The unveiling of the governments new National Planning Policy Framework (NPPF) at the end of March was always going to be contentious, tasked with the unenviable assignment of pleasing developers, land owners, environmental campaigners and the average householder. However, declared as the biggest shake up of the planning system since its creation in 1947, few would dispute the fact that changes to the previous system were long overdue.

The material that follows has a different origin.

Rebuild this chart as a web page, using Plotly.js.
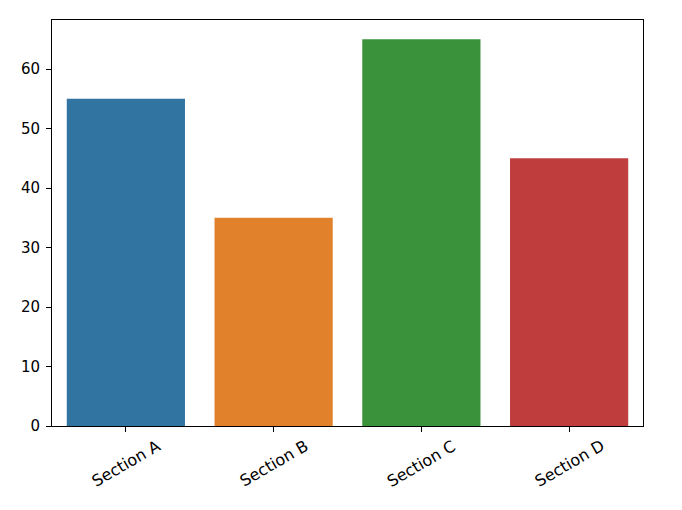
<!DOCTYPE html>
<html><head><meta charset="utf-8">
<script src="https://cdn.plot.ly/plotly-3.0.1.min.js"></script>
<style>html,body{margin:0;padding:0;background:#fff}#chart{width:682px;height:510px}</style>
</head><body><div id="chart"></div>
<script>
const categories = ["Section A", "Section B", "Section C", "Section D"];
const values = [55, 35, 65, 45];
const colors = ["#3274a1", "#e1812c", "#3a923a", "#c03d3e"];
const yTicks = [0, 10, 20, 30, 40, 50, 60];

const trace = {
  type: "bar",
  x: categories,
  y: values,
  marker: {color: colors, line: {width: 0}},
  width: 0.8,
  hoverinfo: "none"
};
const font = {family: "DejaVu Sans", size: 15, color: "#000"};
const labelFont = {family: "DejaVu Sans", size: 16, color: "#000"};
const annotations = categories.map(c => ({
  x: c, xref: "x", y: 0, yref: "paper",
  text: c, showarrow: false, textangle: -30,
  xanchor: "center", yanchor: "middle", yshift: -37,
  font: labelFont
}));
const layout = {
  width: 682, height: 510,
  margin: {l: 52, r: 39, t: 20, b: 84},
  paper_bgcolor: "#fff", plot_bgcolor: "#fff",
  showlegend: false,
  font: font,
  bargap: 0.2,
  annotations: annotations,
  xaxis: {
    type: "category", range: [-0.5, 3.5],
    showline: true, linecolor: "#000", linewidth: 1, mirror: true,
    ticks: "outside", ticklen: 5, tickwidth: 1, tickcolor: "#000",
    showticklabels: false, showgrid: false, zeroline: false
  },
  yaxis: {
    range: [0, 68.25], tickvals: yTicks,
    showline: true, linecolor: "#000", linewidth: 1, mirror: true,
    ticks: "outside", ticklen: 5, tickwidth: 1, tickcolor: "#000",
    ticklabelstandoff: 3,
    tickfont: font, showgrid: false, zeroline: false
  }
};
Plotly.newPlot("chart", [trace], layout, {displayModeBar: false, staticPlot: true});
</script></body></html>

So, has the government succeeded in its aim of creating an effective framework that is acceptable to the various opposing groups? Certainly, the streamlining process, reducing the number of pages in existing government guidance from over 1000 pages to around 60 pages in the NPPF, was a welcome first step. Furthermore, the NPPF offers measures designed to protect countryside, environmental and heritage assets, whilst cutting the red tape that has in the past frustrated developers. So far, the final version has been met with guarded approval from most quarters, including bodies such as the National Trust, CPRE and Friends of the Earth.

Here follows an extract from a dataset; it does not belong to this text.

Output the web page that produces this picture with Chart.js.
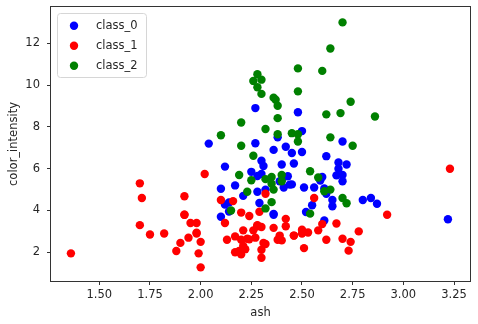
<!DOCTYPE html>
<html>
<head>
<meta charset="utf-8">
<script src="https://cdn.jsdelivr.net/npm/chart.js@4.4.0/dist/chart.umd.min.js"></script>
<style>
  html, body { margin: 0; padding: 0; background: #fff; }
  #wrap { width: 478px; height: 324px; position: relative; }
</style>
</head>
<body>
<div id="wrap"><canvas id="wineChart"></canvas></div>
<script>
// wine dataset: ash vs color_intensity, one array pair per class
const classNames = ['class_0', 'class_1', 'class_2'];
const classColours = ['#0000ff', '#ff0000', '#008000'];

const ash0 = [2.43,2.14,2.67,2.5,2.87,2.45,2.45,2.61,2.17,2.27,2.3,2.32,2.41,2.39,2.38,2.7,2.72,2.62,2.48,2.56,
  2.28,2.65,2.36,2.52,2.61,3.22,2.62,2.14,2.8,2.21,2.7,2.36,2.36,2.7,2.65,2.41,2.84,2.55,2.1,2.51,
  2.31,2.12,2.59,2.29,2.1,2.44,2.28,2.12,2.4,2.27,2.04,2.6,2.42,2.68,2.25,2.46,2.3,2.68,2.5];
const colour0 = [5.64,4.38,5.68,7.8,4.32,6.75,5.25,5.05,5.2,7.22,5.75,5,5.6,5.4,7.5,7.3,6.2,6.6,8.7,5.1,
  5.65,4.5,3.8,3.93,3.52,3.58,4.8,3.95,4.5,4.7,5.7,6.9,3.84,5.4,4.2,5.1,4.6,4.25,3.7,5.1,
  6.13,4.28,5.43,4.36,5.04,5.24,4.9,6.1,6.2,8.9,7.2,5.6,7.05,6.3,5.85,6.25,6.38,6,6.8];

const ash1 = [1.36,2.28,2.02,1.92,2.16,2.53,2.56,1.7,1.92,2.36,1.75,2.21,2.67,2.24,2.6,2.3,1.92,1.71,2.23,1.95,
  2.4,2,2.2,2.51,2.32,2.58,2.24,2.31,2.62,2.46,2.3,2.32,2.42,2.26,2.22,2.28,2.2,2.74,1.98,2.1,
  2.21,1.7,1.9,2.46,1.88,1.98,2.27,2.12,2.28,1.94,2.7,1.82,2.17,2.92,2.5,2.5,2.2,1.99,2.19,1.98,
  2,2.42,3.23,2.73,2.13,2.39,2.17,2.29,2.78,2.3,2.38];
const colour1 = [1.95,3.27,5.75,3.8,4.45,2.95,4.6,5.3,4.68,3.17,2.85,3.05,3.38,3.74,3.35,3.21,3.8,4.6,2.65,3.4,
  2.57,2.5,3.9,2.2,4.8,3.05,2.62,2.45,2.6,2.8,1.74,2.4,3.6,3.05,2.15,3.25,2.6,2.5,2.9,4.5,
  2.3,3.3,2.45,2.8,2.06,2.94,2.7,3.4,3.3,2.7,2.65,2.9,2,3.8,3.08,2.9,1.9,1.95,2.06,3.4,
  1.28,3.25,6,2.08,2.6,2.8,2.76,3.94,3,2.12,2.6];

const ash2 = [2.32,2.4,2.4,2.36,2.25,2.2,2.54,2.64,2.19,2.61,2.7,2.35,2.72,2.35,2.2,2.15,2.23,2.48,2.38,2.36,
  2.62,2.48,2.75,2.28,2.1,2.32,2.38,2.64,2.7,2.64,2.38,2.54,2.58,2.35,2.3,2.26,2.6,2.3,2.69,2.86,
  2.32,2.28,2.48,2.45,2.48,2.26,2.37,2.74];
const colour2 = [4.1,5.4,5.7,5,5.45,7.1,3.85,5,5.7,4.92,4.6,5.6,4.35,4.4,8.21,4,4.9,7.65,8.42,9.4,
  8.6,10.8,7.1,10.52,7.6,7.9,9.01,7.5,13,11.75,7.65,5.88,5.58,5.28,9.58,6.62,10.68,10.26,8.66,8.5,
  5.5,9.9,9.7,7.7,7.3,10.2,9.3,9.2];

const xTicks = [1.5, 1.75, 2.0, 2.25, 2.5, 2.75, 3.0, 3.25];
const yTicks = [2, 4, 6, 8, 10, 12];

const FONT = 'DejaVu Sans';
const TEXT = '#262626';

function toPoints(xs, ys) {
  return xs.map((x, i) => ({ x: x, y: ys[i] }));
}

const series = [[ash0, colour0], [ash1, colour1], [ash2, colour2]];
const datasets = series.map((s, i) => ({
  label: classNames[i],
  data: toPoints(s[0], s[1]),
  backgroundColor: classColours[i],
  borderWidth: 0,
  pointRadius: 4.2,
  order: 2 - i   // later classes sit on top
}));

// box round the plot area
const frame = {
  id: 'frame',
  afterDatasetsDraw(chart) {
    const a = chart.chartArea, ctx = chart.ctx;
    ctx.save();
    ctx.strokeStyle = '#333';
    ctx.lineWidth = 1;
    ctx.strokeRect(Math.round(a.left) - 0.5, Math.round(a.top) - 0.5,
      Math.round(a.right - a.left) + 1, Math.round(a.bottom - a.top) + 1);
    ctx.restore();
  }
};

// legend box in the upper left corner
const cornerLegend = {
  id: 'cornerLegend',
  afterDraw(chart) {
    const ctx = chart.ctx;
    const bx = 57.5, by = 13.5, bw = 89, bh = 64;
    ctx.save();
    ctx.beginPath();
    ctx.roundRect(bx, by, bw, bh, 3);
    ctx.fillStyle = 'rgba(255,255,255,0.8)';
    ctx.fill();
    ctx.strokeStyle = '#d6d6d6';
    ctx.lineWidth = 1;
    ctx.stroke();
    ctx.font = '11.5px "' + FONT + '"';
    ctx.textBaseline = 'middle';
    ctx.textAlign = 'left';
    chart.data.datasets.forEach((ds, i) => {
      const y = 25.7 + i * 20;
      ctx.beginPath();
      ctx.arc(74, y, 4.2, 0, Math.PI * 2);
      ctx.fillStyle = ds.backgroundColor;
      ctx.fill();
      ctx.fillStyle = TEXT;
      ctx.fillText(ds.label, 96, y);
    });
    ctx.restore();
  }
};

new Chart(document.getElementById('wineChart'), {
  type: 'scatter',
  data: { datasets: datasets },
  options: {
    responsive: true,
    maintainAspectRatio: false,
    animation: false,
    events: [],
    layout: { padding: { top: 7, right: 8, left: 0, bottom: 0 } },
    plugins: { legend: { display: false }, tooltip: { enabled: false } },
    scales: {
      x: {
        type: 'linear',
        min: 1.2617,
        max: 3.3289,
        afterBuildTicks: (scale) => { scale.ticks = xTicks.map(v => ({ value: v })); },
        afterFit: (scale) => {
          scale.height = 43;
          scale.paddingLeft = 0;
          scale.paddingRight = 0;
        },
        border: { display: false },
        grid: { drawOnChartArea: false, drawTicks: true, tickLength: 4, color: '#333' },
        ticks: {
          padding: 3,
          color: TEXT,
          font: { family: FONT, size: 11.5 },
          maxRotation: 0,
          callback: (v) => Number(v).toFixed(2)
        },
        title: {
          display: true,
          text: 'ash',
          color: TEXT,
          font: { family: FONT, size: 11.5 },
          padding: { top: 0, bottom: 4.5 }
        }
      },
      y: {
        type: 'linear',
        min: 0.627,
        max: 13.737,
        afterBuildTicks: (scale) => { scale.ticks = yTicks.map(v => ({ value: v })); },
        afterFit: (scale) => {
          scale.width = 51;
          scale.paddingTop = 0;
          scale.paddingBottom = 0;
        },
        border: { display: false },
        grid: { drawOnChartArea: false, drawTicks: true, tickLength: 4, color: '#333' },
        ticks: {
          padding: 7,
          color: TEXT,
          font: { family: FONT, size: 11.5 },
          callback: (v) => String(v)
        },
        title: {
          display: true,
          text: 'color_intensity',
          color: TEXT,
          font: { family: FONT, size: 11.5 },
          padding: { top: 7, bottom: 0 }
        }
      }
    }
  },
  plugins: [frame, cornerLegend]
});
</script>
</body>
</html>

The overall thrust of the policy is pro-growth whilst taking account of the importance of sustainable development. According to the Minister for Planning Greg Clarke, the policy is about positive growth - making economic, environmental and social progress for this and future generations. With house building now at its lowest level since 1925, the aim is to move developments more quickly through the planning process, whilst incorporating measures that ensure the protection of the countryside.